> Problem requirements: Retype the material in full, keeping every word the same.

> Material provided:
(begin)

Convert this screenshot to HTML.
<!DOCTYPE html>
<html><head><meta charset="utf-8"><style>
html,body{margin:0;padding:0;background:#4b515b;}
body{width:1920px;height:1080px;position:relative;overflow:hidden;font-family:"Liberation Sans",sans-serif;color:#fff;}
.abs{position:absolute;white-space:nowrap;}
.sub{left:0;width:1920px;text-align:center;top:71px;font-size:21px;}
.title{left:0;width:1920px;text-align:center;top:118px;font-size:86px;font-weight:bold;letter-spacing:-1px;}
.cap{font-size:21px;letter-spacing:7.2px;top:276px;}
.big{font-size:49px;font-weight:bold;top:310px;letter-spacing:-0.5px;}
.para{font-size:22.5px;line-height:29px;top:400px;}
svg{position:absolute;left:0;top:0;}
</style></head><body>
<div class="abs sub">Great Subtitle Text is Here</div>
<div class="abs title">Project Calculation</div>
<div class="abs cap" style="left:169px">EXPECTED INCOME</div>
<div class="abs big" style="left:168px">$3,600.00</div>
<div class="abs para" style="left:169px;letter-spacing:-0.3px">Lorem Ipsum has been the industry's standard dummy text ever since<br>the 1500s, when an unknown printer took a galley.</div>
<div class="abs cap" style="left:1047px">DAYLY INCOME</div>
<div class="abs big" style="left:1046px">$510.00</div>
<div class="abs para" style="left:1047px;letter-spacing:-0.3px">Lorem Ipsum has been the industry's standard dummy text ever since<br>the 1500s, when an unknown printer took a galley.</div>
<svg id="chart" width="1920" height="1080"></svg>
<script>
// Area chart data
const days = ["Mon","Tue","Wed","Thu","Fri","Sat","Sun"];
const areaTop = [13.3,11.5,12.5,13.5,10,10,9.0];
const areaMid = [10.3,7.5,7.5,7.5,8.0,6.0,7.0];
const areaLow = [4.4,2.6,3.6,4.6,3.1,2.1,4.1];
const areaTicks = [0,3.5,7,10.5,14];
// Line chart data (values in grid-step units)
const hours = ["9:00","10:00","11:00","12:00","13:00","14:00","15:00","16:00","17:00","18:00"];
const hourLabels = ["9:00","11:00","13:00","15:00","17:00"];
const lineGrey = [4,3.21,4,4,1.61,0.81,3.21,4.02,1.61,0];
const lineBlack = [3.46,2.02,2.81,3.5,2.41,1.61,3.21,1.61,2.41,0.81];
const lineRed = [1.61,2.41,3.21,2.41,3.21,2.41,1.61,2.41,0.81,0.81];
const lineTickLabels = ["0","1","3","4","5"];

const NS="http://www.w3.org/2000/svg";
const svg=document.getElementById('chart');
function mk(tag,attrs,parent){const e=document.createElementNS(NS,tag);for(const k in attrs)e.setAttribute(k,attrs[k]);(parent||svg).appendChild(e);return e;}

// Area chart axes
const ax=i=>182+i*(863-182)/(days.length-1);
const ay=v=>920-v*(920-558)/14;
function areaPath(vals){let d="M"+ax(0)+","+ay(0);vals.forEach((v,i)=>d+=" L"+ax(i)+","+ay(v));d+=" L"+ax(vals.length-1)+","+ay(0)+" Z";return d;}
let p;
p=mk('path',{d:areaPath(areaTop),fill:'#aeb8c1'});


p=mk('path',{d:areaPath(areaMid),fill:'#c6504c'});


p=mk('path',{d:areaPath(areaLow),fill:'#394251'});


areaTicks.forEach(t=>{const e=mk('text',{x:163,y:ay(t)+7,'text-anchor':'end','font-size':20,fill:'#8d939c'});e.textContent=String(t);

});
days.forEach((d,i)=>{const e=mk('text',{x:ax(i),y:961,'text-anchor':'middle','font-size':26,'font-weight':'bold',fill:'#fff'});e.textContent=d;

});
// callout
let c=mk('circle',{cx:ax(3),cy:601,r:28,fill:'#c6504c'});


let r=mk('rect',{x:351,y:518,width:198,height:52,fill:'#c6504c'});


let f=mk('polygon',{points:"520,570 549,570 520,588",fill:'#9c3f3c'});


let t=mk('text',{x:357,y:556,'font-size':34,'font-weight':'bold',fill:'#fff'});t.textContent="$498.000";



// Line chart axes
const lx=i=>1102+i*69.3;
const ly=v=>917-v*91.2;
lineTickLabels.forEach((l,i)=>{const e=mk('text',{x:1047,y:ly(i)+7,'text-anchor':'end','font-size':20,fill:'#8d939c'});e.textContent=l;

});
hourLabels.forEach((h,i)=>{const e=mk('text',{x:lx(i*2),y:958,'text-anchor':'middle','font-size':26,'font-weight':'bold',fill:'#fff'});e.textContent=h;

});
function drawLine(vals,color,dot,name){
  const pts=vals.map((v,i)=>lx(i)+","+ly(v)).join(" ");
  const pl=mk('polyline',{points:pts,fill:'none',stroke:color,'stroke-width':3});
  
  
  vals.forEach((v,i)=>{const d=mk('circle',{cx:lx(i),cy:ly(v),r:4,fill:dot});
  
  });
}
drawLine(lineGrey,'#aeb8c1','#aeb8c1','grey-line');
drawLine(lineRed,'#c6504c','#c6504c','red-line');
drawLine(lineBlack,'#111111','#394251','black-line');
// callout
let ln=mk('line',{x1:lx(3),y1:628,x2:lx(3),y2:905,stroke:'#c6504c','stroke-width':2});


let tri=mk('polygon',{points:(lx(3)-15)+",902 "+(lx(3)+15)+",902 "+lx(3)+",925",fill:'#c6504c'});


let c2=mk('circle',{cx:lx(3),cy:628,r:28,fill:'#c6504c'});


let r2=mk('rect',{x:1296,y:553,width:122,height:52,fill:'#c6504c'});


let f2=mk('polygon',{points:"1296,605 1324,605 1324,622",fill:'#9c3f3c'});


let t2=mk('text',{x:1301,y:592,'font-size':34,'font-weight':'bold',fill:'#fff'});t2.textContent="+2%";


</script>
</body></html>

(end)

> Exercise response:
Convert this screenshot to HTML.
<!DOCTYPE html>
<html><head><meta charset="utf-8"><style>
html,body{margin:0;padding:0;background:#4b515b;}
body{width:1920px;height:1080px;position:relative;overflow:hidden;font-family:"Liberation Sans",sans-serif;color:#fff;}
.abs{position:absolute;white-space:nowrap;}
.sub{left:0;width:1920px;text-align:center;top:71px;font-size:21px;}
.title{left:0;width:1920px;text-align:center;top:118px;font-size:86px;font-weight:bold;letter-spacing:-1px;}
.cap{font-size:21px;letter-spacing:7.2px;top:276px;}
.big{font-size:49px;font-weight:bold;top:310px;letter-spacing:-0.5px;}
.para{font-size:22.5px;line-height:29px;top:400px;}
svg{position:absolute;left:0;top:0;}
</style></head><body>
<div class="abs sub">Great Subtitle Text is Here</div>
<div class="abs title">Project Calculation</div>
<div class="abs cap" style="left:169px">EXPECTED INCOME</div>
<div class="abs big" style="left:168px">$3,600.00</div>
<div class="abs para" style="left:169px;letter-spacing:-0.3px">Lorem Ipsum has been the industry's standard dummy text ever since<br>the 1500s, when an unknown printer took a galley.</div>
<div class="abs cap" style="left:1047px">DAYLY INCOME</div>
<div class="abs big" style="left:1046px">$510.00</div>
<div class="abs para" style="left:1047px;letter-spacing:-0.3px">Lorem Ipsum has been the industry's standard dummy text ever since<br>the 1500s, when an unknown printer took a galley.</div>
<svg id="chart" width="1920" height="1080"></svg>
<script>
// Area chart data
const days = ["Mon","Tue","Wed","Thu","Fri","Sat","Sun"];
const areaTop = [13.3,11.5,12.5,13.5,10,10,9.0];
const areaMid = [10.3,7.5,7.5,7.5,8.0,6.0,7.0];
const areaLow = [4.4,2.6,3.6,4.6,3.1,2.1,4.1];
const areaTicks = [0,3.5,7,10.5,14];
// Line chart data (values in grid-step units)
const hours = ["9:00","10:00","11:00","12:00","13:00","14:00","15:00","16:00","17:00","18:00"];
const hourLabels = ["9:00","11:00","13:00","15:00","17:00"];
const lineGrey = [4,3.21,4,4,1.61,0.81,3.21,4.02,1.61,0];
const lineBlack = [3.46,2.02,2.81,3.5,2.41,1.61,3.21,1.61,2.41,0.81];
const lineRed = [1.61,2.41,3.21,2.41,3.21,2.41,1.61,2.41,0.81,0.81];
const lineTickLabels = ["0","1","3","4","5"];

const NS="http://www.w3.org/2000/svg";
const svg=document.getElementById('chart');
function mk(tag,attrs,parent){const e=document.createElementNS(NS,tag);for(const k in attrs)e.setAttribute(k,attrs[k]);(parent||svg).appendChild(e);return e;}

// Area chart axes
const ax=i=>182+i*(863-182)/(days.length-1);
const ay=v=>920-v*(920-558)/14;
function areaPath(vals){let d="M"+ax(0)+","+ay(0);vals.forEach((v,i)=>d+=" L"+ax(i)+","+ay(v));d+=" L"+ax(vals.length-1)+","+ay(0)+" Z";return d;}
let p;
p=mk('path',{d:areaPath(areaTop),fill:'#aeb8c1'});


p=mk('path',{d:areaPath(areaMid),fill:'#c6504c'});


p=mk('path',{d:areaPath(areaLow),fill:'#394251'});


areaTicks.forEach(t=>{const e=mk('text',{x:163,y:ay(t)+7,'text-anchor':'end','font-size':20,fill:'#8d939c'});e.textContent=String(t);

});
days.forEach((d,i)=>{const e=mk('text',{x:ax(i),y:961,'text-anchor':'middle','font-size':26,'font-weight':'bold',fill:'#fff'});e.textContent=d;

});
// callout
let c=mk('circle',{cx:ax(3),cy:601,r:28,fill:'#c6504c'});


let r=mk('rect',{x:351,y:518,width:198,height:52,fill:'#c6504c'});


let f=mk('polygon',{points:"520,570 549,570 520,588",fill:'#9c3f3c'});


let t=mk('text',{x:357,y:556,'font-size':34,'font-weight':'bold',fill:'#fff'});t.textContent="$498.000";



// Line chart axes
const lx=i=>1102+i*69.3;
const ly=v=>917-v*91.2;
lineTickLabels.forEach((l,i)=>{const e=mk('text',{x:1047,y:ly(i)+7,'text-anchor':'end','font-size':20,fill:'#8d939c'});e.textContent=l;

});
hourLabels.forEach((h,i)=>{const e=mk('text',{x:lx(i*2),y:958,'text-anchor':'middle','font-size':26,'font-weight':'bold',fill:'#fff'});e.textContent=h;

});
function drawLine(vals,color,dot,name){
  const pts=vals.map((v,i)=>lx(i)+","+ly(v)).join(" ");
  const pl=mk('polyline',{points:pts,fill:'none',stroke:color,'stroke-width':3});
  
  
  vals.forEach((v,i)=>{const d=mk('circle',{cx:lx(i),cy:ly(v),r:4,fill:dot});
  
  });
}
drawLine(lineGrey,'#aeb8c1','#aeb8c1','grey-line');
drawLine(lineRed,'#c6504c','#c6504c','red-line');
drawLine(lineBlack,'#111111','#394251','black-line');
// callout
let ln=mk('line',{x1:lx(3),y1:628,x2:lx(3),y2:905,stroke:'#c6504c','stroke-width':2});


let tri=mk('polygon',{points:(lx(3)-15)+",902 "+(lx(3)+15)+",902 "+lx(3)+",925",fill:'#c6504c'});


let c2=mk('circle',{cx:lx(3),cy:628,r:28,fill:'#c6504c'});


let r2=mk('rect',{x:1296,y:553,width:122,height:52,fill:'#c6504c'});


let f2=mk('polygon',{points:"1296,605 1324,605 1324,622",fill:'#9c3f3c'});


let t2=mk('text',{x:1301,y:592,'font-size':34,'font-weight':'bold',fill:'#fff'});t2.textContent="+2%";


</script>
</body></html>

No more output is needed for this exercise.